When disputes arise, legal mechanisms exist to resolve conflicts and enforce fiduciary obligations. Beneficiaries who believe a trustee has mismanaged assets, failed to follow trust terms, or engaged in misconduct can seek redress through New Hampshire probate courts under RSA 564-B:2-201. Courts can compel trustees to perform duties, enjoin breaches, or remove trustees for misconduct. Remedies may include restitution for financial losses.

Some trust documents include mandatory arbitration clauses under RSA 564-B:1-105, streamlining dispute resolution. Mediation, often encouraged by courts, provides a less adversarial approach where parties negotiate a resolution with a neutral third party. If litigation is necessary, courts evaluate claims based on fiduciary duties, trust terms, and presented evidence. Legal counsel familiar with New Hampshire trust law is essential for advocating beneficiaries’ rights.

Steps to Engage with the Institution

Engaging with Fiduciary Trust Company of New Hampshire involves a structured process to ensure compliance with legal and regulatory requirements. Prospective clients typically begin by consulting trust officers or legal advisors to determine the most appropriate trust structure based on financial goals and estate planning needs. Establishing a trust requires drafting a formal trust agreement that complies with state laws and specifies roles, responsibilities, and distribution terms.

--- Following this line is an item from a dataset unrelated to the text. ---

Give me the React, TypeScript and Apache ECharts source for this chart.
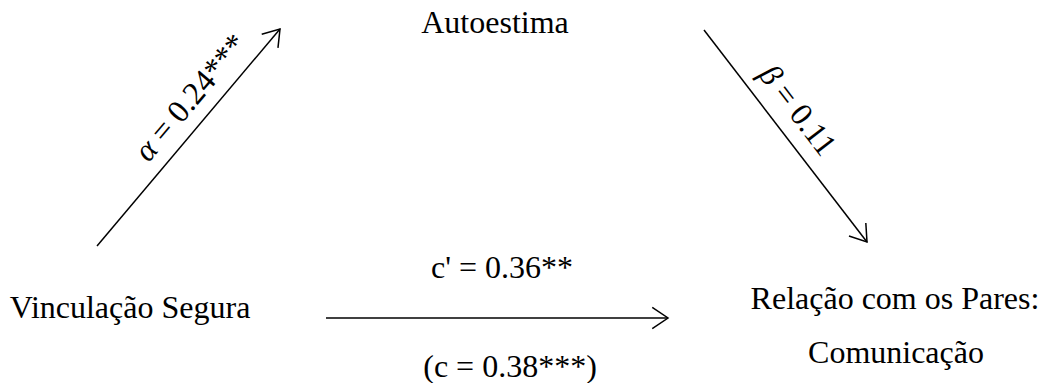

Once a trust is established, the company conducts due diligence to verify client identity and asset transfers, adhering to federal regulations such as the Bank Secrecy Act. Clients must provide documentation, including financial statements and legal instruments, to demonstrate compliance with fiduciary and tax laws. Ongoing engagement includes regular communication between trustees and beneficiaries, periodic account reviews, and potential modifications to trust terms if permitted under RSA 564-B:4-410.

Fiduciary Trust Company of New Hampshire remains subject to state oversight, ensuring all engagements uphold legal and ethical standards while safeguarding client interests.